:: Your task ::
Quote the records exactly, starting at the first line and stopping after the line with "(243,112) -- (947,112);"; skip the pictures.

##### Data shown

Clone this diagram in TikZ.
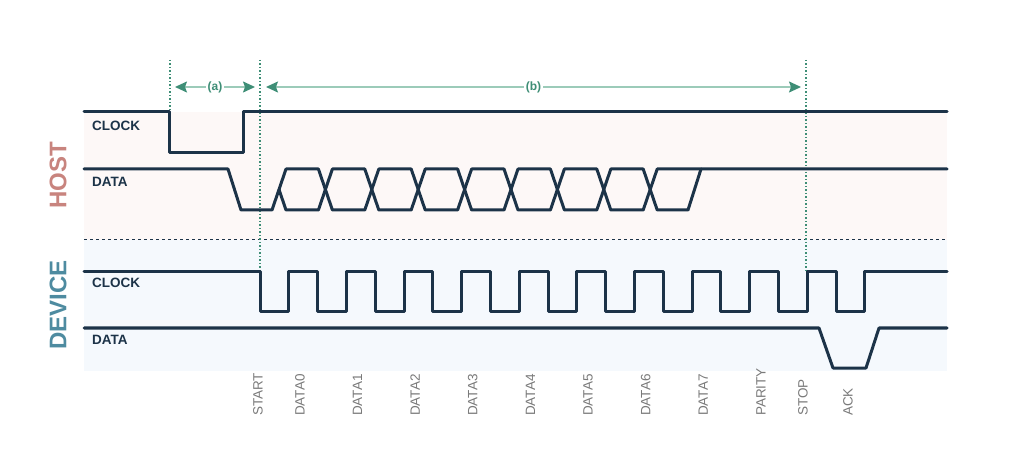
\documentclass[tikz,border=0pt]{standalone}
\usepackage{fontspec}
\setmainfont{Liberation Sans}
\usetikzlibrary{positioning,calc,arrows.meta}

\definecolor{navy}{HTML}{1C3348}
\definecolor{hostbg}{HTML}{FDF8F7}
\definecolor{devbg}{HTML}{F5F9FD}
\definecolor{hostred}{HTML}{C8847E}
\definecolor{devblue}{HTML}{4E8BA0}
\definecolor{tealD}{HTML}{3E8E76}
\definecolor{tealL}{HTML}{9CCBB9}
\definecolor{tickgray}{HTML}{7A7A7A}

\tikzset{
	signal/.style={draw=navy, line width=3pt, line join=round, line cap=round},
	marker/.style={draw=tealD, line width=1.2pt, dash pattern=on 1.5pt off 2pt},
	dimarrow/.style={draw=tealL, line width=1.6pt, {Stealth[length=12pt,width=11pt,inset=2pt,color=tealD]}-{Stealth[length=12pt,width=11pt,inset=2pt,color=tealD]}},
	dimlabel/.style={fill=white, text=tealD, inner sep=2pt, font=\fontsize{12}{14}\selectfont\bfseries},
	siglabel/.style={anchor=west, inner sep=0pt, text=navy, font=\fontsize{13.5}{15}\selectfont\bfseries},
	tickname/.style={rotate=90, anchor=west, inner sep=0pt, text=tickgray, font=\fontsize{13.5}{15}\selectfont},
	sidename/.style={rotate=90, inner sep=0pt, font=\fontsize{24}{26}\selectfont\bfseries}
}

\begin{document}
\begin{tikzpicture}[x=1pt, y=-1pt]
	\useasboundingbox (0,0) rectangle (1020,454);

	% panels
	\fill[hostbg] (84,112) rectangle (947,240);
	\fill[devbg] (84,240) rectangle (947,371);
	\draw[navy, line width=1pt, dash pattern=on 3pt off 3pt] (84,240) -- (947,240);

	% marker lines
	\coordinate (ma) at (170,60);
	\coordinate (mb) at (260,60);
	\coordinate (mc) at (806,60);
	\draw[marker] (ma) -- (170,112);
	\draw[marker] (mb) -- (260,272);
	\draw[marker] (mc) -- (806,272);

	% intervals
	\coordinate (a1) at (175,87);
	\coordinate (a2) at (255,87);
	\coordinate (b1) at (266,87);
	\coordinate (b2) at (801,87);
	\draw[dimarrow] (a1) -- node[dimlabel] {(a)} (a2);
	\draw[dimarrow] (b1) -- node[dimlabel] {(b)} (b2);

	% host clock
	\draw[signal] (84,112) -- (169,112) -- (169,153) -- (243,153) -- (243,112) -- (947,112);

	% host data
	\draw[signal] (84,169) -- (228,169) -- (241,210) -- (272,210) -- (286,169)
		foreach \k in {1,3,5,7} {
			-- ({279+46.4*\k-7},169) -- ({279+46.4*\k+7},210)
			-- ({279+46.4*(\k+1)-7},210) -- ({279+46.4*(\k+1)+7},169)
		} -- (947,169);
	\draw[signal] (279,189.5) -- (286,210)
		foreach \k in {1,3,5,7} {
			-- ({279+46.4*\k-7},210) -- ({279+46.4*\k+7},169)
			-- ({279+46.4*(\k+1)-7},169) -- ({279+46.4*(\k+1)+7},210)
		} -- (688,210) -- (701,169);

	% device clock
	\draw[signal] (84,272) -- (260,272) -- (260,312)
		foreach \k in {0,...,9} {
			-- ({288.8+57.6*\k},312) -- ({288.8+57.6*\k},272)
			-- ({317.6+57.6*\k},272) -- ({317.6+57.6*\k},312)
		} -- (864,312) -- (864,272) -- (947,272);

	% device data
	\draw[signal] (84,328) -- (819,328) -- (833,368) -- (866,368) -- (879,328) -- (947,328);

	% labels
	\node[sidename, text=hostred] (host) at (58,175) {HOST};
	\node[sidename, text=devblue] (device) at (58,305) {DEVICE};
	\node[siglabel] (hclk) at (92,125.5) {CLOCK};
	\node[siglabel] (hdat) at (92,182) {DATA};
	\node[siglabel] (dclk) at (92,283) {CLOCK};
	\node[siglabel] (ddat) at (92,340) {DATA};

	\node[tickname] (start) at (258,416) {START};
	\foreach \i in {0,...,7}
		\node[tickname] (data\i) at ({300+57.6*\i},416) {DATA\i};
	\node[tickname] (parity) at (761,416) {PARITY};
	\node[tickname] (stop) at (803,416) {STOP};
	\node[tickname] (ack) at (848,416) {ACK};
\end{tikzpicture}
\end{document}
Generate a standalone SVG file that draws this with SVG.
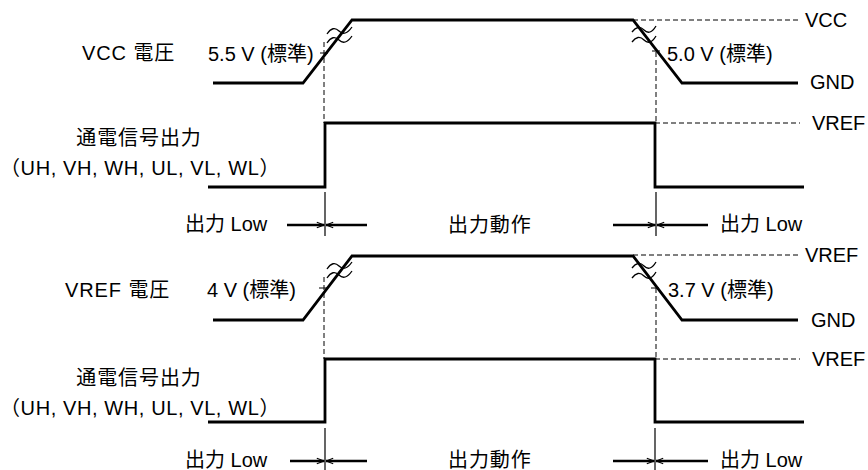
<svg xmlns="http://www.w3.org/2000/svg" width="868" height="470" viewBox="0 0 868 470">
<style>
text{font-family:"Liberation Sans","Noto Sans CJK JP",sans-serif;font-size:20px;fill:#000}
.p{letter-spacing:0.9px}
.q{letter-spacing:0.6px}
.w{fill:none;stroke:#000;stroke-width:2.8;stroke-linejoin:miter}
.d{fill:none;stroke:#000;stroke-width:1;stroke-dasharray:5 3}
.t{fill:none;stroke:#000;stroke-width:1.2}
.sq{fill:none;stroke:#000;stroke-width:1.3}
.a{fill:none;stroke:#000;stroke-width:2.5}
</style>
<defs>
<marker id="ah" viewBox="0 0 10 10" refX="10" refY="5" markerWidth="9" markerHeight="8" markerUnits="userSpaceOnUse" orient="auto">
<path d="M1,1.5 L10,5 L1,8.5" fill="none" stroke="#000" stroke-width="1.4"/>
</marker>
</defs>
<rect width="868" height="470" fill="#fff"/>

<g id="vcc-wave">
<path class="w" d="M213,83 H303 L352,20 H633 L682,83 H798"/>
<path class="sq" d="M327,34 Q333,25 339,31 T352,27"/>
<path class="sq" d="M327,43 Q333,34 339,40 T352,36"/>
<path class="sq" d="M632,32 Q638,24 644,30 T656,26"/>
<path class="sq" d="M632,42 Q638,34 644,40 T656,36"/>
<path class="d" d="M633,20 H800"/>
<path class="d" d="M324,42 V123"/>
<path class="d" d="M656,52 V123"/>
<path class="t" d="M320,53 H328 M652,51 H660"/>
<text x="82" y="60" class="p">VCC 電圧</text>
<text x="208" y="61">5.5 V (標準)</text>
<text x="667" y="61">5.0 V (標準)</text>
<text x="805" y="27">VCC</text>
<text x="810" y="89">GND</text>
</g>

<g id="signal-1">
<path class="w" d="M208,187 H325 V123 H655 V187 H804"/>
<path class="d" d="M655,123 H800"/>
<text x="139" y="145" text-anchor="middle" class="p">通電信号出力</text>
<text x="0" y="175" class="q">（UH, VH, WH, UL, VL, WL）</text>
<text x="812" y="130">VREF</text>
</g>

<g id="vref-wave">
<path class="w" d="M213,320 H303 L352,256 H633 L682,320 H798"/>
<path class="sq" d="M327,269 Q333,260 339,266 T352,262"/>
<path class="sq" d="M327,278 Q333,269 339,275 T352,271"/>
<path class="sq" d="M632,268 Q638,260 644,266 T656,262"/>
<path class="sq" d="M632,278 Q638,270 644,276 T656,272"/>
<path class="d" d="M633,255 H800"/>
<path class="d" d="M324,277 V359"/>
<path class="d" d="M656,288 V359"/>
<path class="t" d="M319,288 H328 M651,288 H659"/>
<text x="65" y="297" class="p">VREF 電圧</text>
<text x="207" y="297">4 V (標準)</text>
<text x="668" y="297">3.7 V (標準)</text>
<text x="805" y="262">VREF</text>
<text x="811" y="327">GND</text>
</g>

<g id="signal-2">
<path class="w" d="M208,422 H325 V359 H655 V422 H804"/>
<path class="d" d="M655,359 H800"/>
<text x="139" y="385" text-anchor="middle" class="p">通電信号出力</text>
<text x="0" y="415" class="q">（UH, VH, WH, UL, VL, WL）</text>
<text x="812" y="366">VREF</text>
</g>

<g id="connectors">
<path class="t" d="M325,192 V236 M656,192 V236 M325,428 V470 M655,428 V470"/>
<line class="a" x1="287" y1="225" x2="324" y2="225" marker-end="url(#ah)"/>
<line class="a" x1="367" y1="225" x2="326" y2="225" marker-end="url(#ah)"/>
<line class="a" x1="613" y1="225" x2="655" y2="225" marker-end="url(#ah)"/>
<line class="a" x1="708" y1="225" x2="657" y2="225" marker-end="url(#ah)"/>
<line class="a" x1="290" y1="461" x2="324" y2="461" marker-end="url(#ah)"/>
<line class="a" x1="367" y1="461" x2="326" y2="461" marker-end="url(#ah)"/>
<line class="a" x1="613" y1="461" x2="654" y2="461" marker-end="url(#ah)"/>
<line class="a" x1="708" y1="461" x2="656" y2="461" marker-end="url(#ah)"/>
</g>

<g id="phase-labels">
<text x="185" y="231">出力 Low</text>
<text x="448" y="232" class="p">出力動作</text>
<text x="720" y="231">出力 Low</text>
<text x="185" y="467">出力 Low</text>
<text x="448" y="467" class="p">出力動作</text>
<text x="720" y="467">出力 Low</text>
</g>
</svg>
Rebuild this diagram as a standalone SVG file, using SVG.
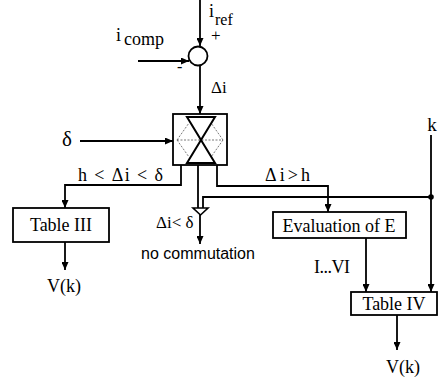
<svg xmlns="http://www.w3.org/2000/svg" width="439" height="379" viewBox="0 0 439 379">
<defs>
<style>
.ln{fill:none;stroke:#000;stroke-width:1.8}
.bx{fill:#fff;stroke:#000;stroke-width:1.8}
.t{font-family:"Liberation Serif","Times New Roman",serif;fill:#000}
.s{font-family:"Liberation Sans",Arial,sans-serif;fill:#000}
.thin{fill:none;stroke:#555;stroke-width:0.8;stroke-dasharray:2 1.5}
</style>
<marker id="ah" markerUnits="userSpaceOnUse" markerWidth="8" markerHeight="7" refX="8" refY="3.5" orient="auto">
<path d="M0,0 L8,3.5 L0,7 z" fill="#000"/>
</marker>
</defs>
<rect width="439" height="379" fill="#fff"/>

<g id="connectors">
<path class="ln" d="M200,0 V46" marker-end="url(#ah)"/>
<path class="ln" d="M138,61 H189" marker-end="url(#ah)"/>
<path class="ln" d="M200,66 V114" marker-end="url(#ah)"/>
<path class="ln" d="M80,141 H173" marker-end="url(#ah)"/>
<path class="ln" d="M181,165 V185 H65 V208" marker-end="url(#ah)"/>
<path class="ln" d="M65,242 V270" marker-end="url(#ah)"/>
<path class="ln" d="M198,165 V208"/>
<path class="ln" d="M431,197 H203 V208"/>
<path class="ln" d="M200,214 V244" marker-end="url(#ah)"/>
<path class="ln" d="M217,165 V186 H328 V212" marker-end="url(#ah)"/>
<path class="ln" d="M431,135 V292" marker-end="url(#ah)"/>
<path class="ln" d="M366,238 V292" marker-end="url(#ah)"/>
<path class="ln" d="M397,315 V350" marker-end="url(#ah)"/>
<path d="M193,208 H208 L200.5,215 z" fill="#fff" stroke="#000" stroke-width="1.6"/>
<circle cx="431" cy="197" r="2.8" fill="#000"/>
</g>

<g id="sum">
<circle cx="198" cy="56" r="9.5" class="bx"/>
<text class="t" x="209" y="17" font-size="18">i</text>
<text class="t" x="215" y="25" font-size="16">ref</text>
<text class="t" x="211" y="41" font-size="17">+</text>
<text class="t" x="116" y="41" font-size="18">i</text>
<text class="t" x="124" y="45" font-size="18">comp</text>
<text class="t" x="177" y="72" font-size="16">-</text>
<text class="t" x="211" y="93" font-size="17">Δi</text>
</g>

<g id="comparator">
<rect x="173" y="114" width="54" height="51" class="bx"/>
<path class="thin" d="M177,140 H223 M177,140 L189,123 M177,140 L189,157 M223,140 L211,123 M223,140 L211,157"/>
<path d="M187,117 H215 L187,163 H215 z" fill="none" stroke="#000" stroke-width="2" stroke-linejoin="miter"/>
<text class="t" x="62" y="146" font-size="21">δ</text>
</g>

<g id="labels">
<text class="t" x="78" y="181" font-size="18" textLength="85" lengthAdjust="spacing">h &lt; Δi &lt; δ</text>
<text class="t" x="265" y="181" font-size="18" textLength="45" lengthAdjust="spacing">Δi&gt;h</text>
<text class="t" x="156" y="228" font-size="17">Δi&lt; δ</text>
<text class="s" x="198" y="259" font-size="16" text-anchor="middle">no commutation</text>
<text class="t" x="432" y="131" font-size="19" text-anchor="middle">k</text>
<text class="t" x="314" y="273" font-size="18" textLength="36" lengthAdjust="spacing">I...VI</text>
</g>

<g id="table3">
<rect x="13" y="208" width="96" height="34" class="bx"/>
<text class="t" x="61" y="231" font-size="18" text-anchor="middle">Table III</text>
<text class="t" x="64" y="292" font-size="18" text-anchor="middle">V(k)</text>
</g>

<g id="evalE">
<rect x="273" y="212" width="133" height="26" class="bx"/>
<text class="t" x="339" y="232" font-size="18" text-anchor="middle">Evaluation of E</text>
</g>

<g id="table4">
<rect x="351" y="292" width="86" height="23" class="bx"/>
<text class="t" x="394" y="310" font-size="18" text-anchor="middle">Table IV</text>
<text class="t" x="403" y="373" font-size="18" text-anchor="middle">V(k)</text>
</g>
</svg>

##########

:: Solution for this exercise ::
Clone this diagram in TikZ.
\documentclass[tikz,border=0pt]{standalone}
\usepackage{fontspec}
\setmainfont{Liberation Sans}
\usetikzlibrary{positioning,calc,arrows.meta}

\definecolor{navy}{HTML}{1C3348}
\definecolor{hostbg}{HTML}{FDF8F7}
\definecolor{devbg}{HTML}{F5F9FD}
\definecolor{hostred}{HTML}{C8847E}
\definecolor{devblue}{HTML}{4E8BA0}
\definecolor{tealD}{HTML}{3E8E76}
\definecolor{tealL}{HTML}{9CCBB9}
\definecolor{tickgray}{HTML}{7A7A7A}

\tikzset{
	signal/.style={draw=navy, line width=3pt, line join=round, line cap=round},
	marker/.style={draw=tealD, line width=1.2pt, dash pattern=on 1.5pt off 2pt},
	dimarrow/.style={draw=tealL, line width=1.6pt, {Stealth[length=12pt,width=11pt,inset=2pt,color=tealD]}-{Stealth[length=12pt,width=11pt,inset=2pt,color=tealD]}},
	dimlabel/.style={fill=white, text=tealD, inner sep=2pt, font=\fontsize{12}{14}\selectfont\bfseries},
	siglabel/.style={anchor=west, inner sep=0pt, text=navy, font=\fontsize{13.5}{15}\selectfont\bfseries},
	tickname/.style={rotate=90, anchor=west, inner sep=0pt, text=tickgray, font=\fontsize{13.5}{15}\selectfont},
	sidename/.style={rotate=90, inner sep=0pt, font=\fontsize{24}{26}\selectfont\bfseries}
}

\begin{document}
\begin{tikzpicture}[x=1pt, y=-1pt]
	\useasboundingbox (0,0) rectangle (1020,454);

	% panels
	\fill[hostbg] (84,112) rectangle (947,240);
	\fill[devbg] (84,240) rectangle (947,371);
	\draw[navy, line width=1pt, dash pattern=on 3pt off 3pt] (84,240) -- (947,240);

	% marker lines
	\coordinate (ma) at (170,60);
	\coordinate (mb) at (260,60);
	\coordinate (mc) at (806,60);
	\draw[marker] (ma) -- (170,112);
	\draw[marker] (mb) -- (260,272);
	\draw[marker] (mc) -- (806,272);

	% intervals
	\coordinate (a1) at (175,87);
	\coordinate (a2) at (255,87);
	\coordinate (b1) at (266,87);
	\coordinate (b2) at (801,87);
	\draw[dimarrow] (a1) -- node[dimlabel] {(a)} (a2);
	\draw[dimarrow] (b1) -- node[dimlabel] {(b)} (b2);

	% host clock
	\draw[signal] (84,112) -- (169,112) -- (169,153) -- (243,153) -- (243,112) -- (947,112);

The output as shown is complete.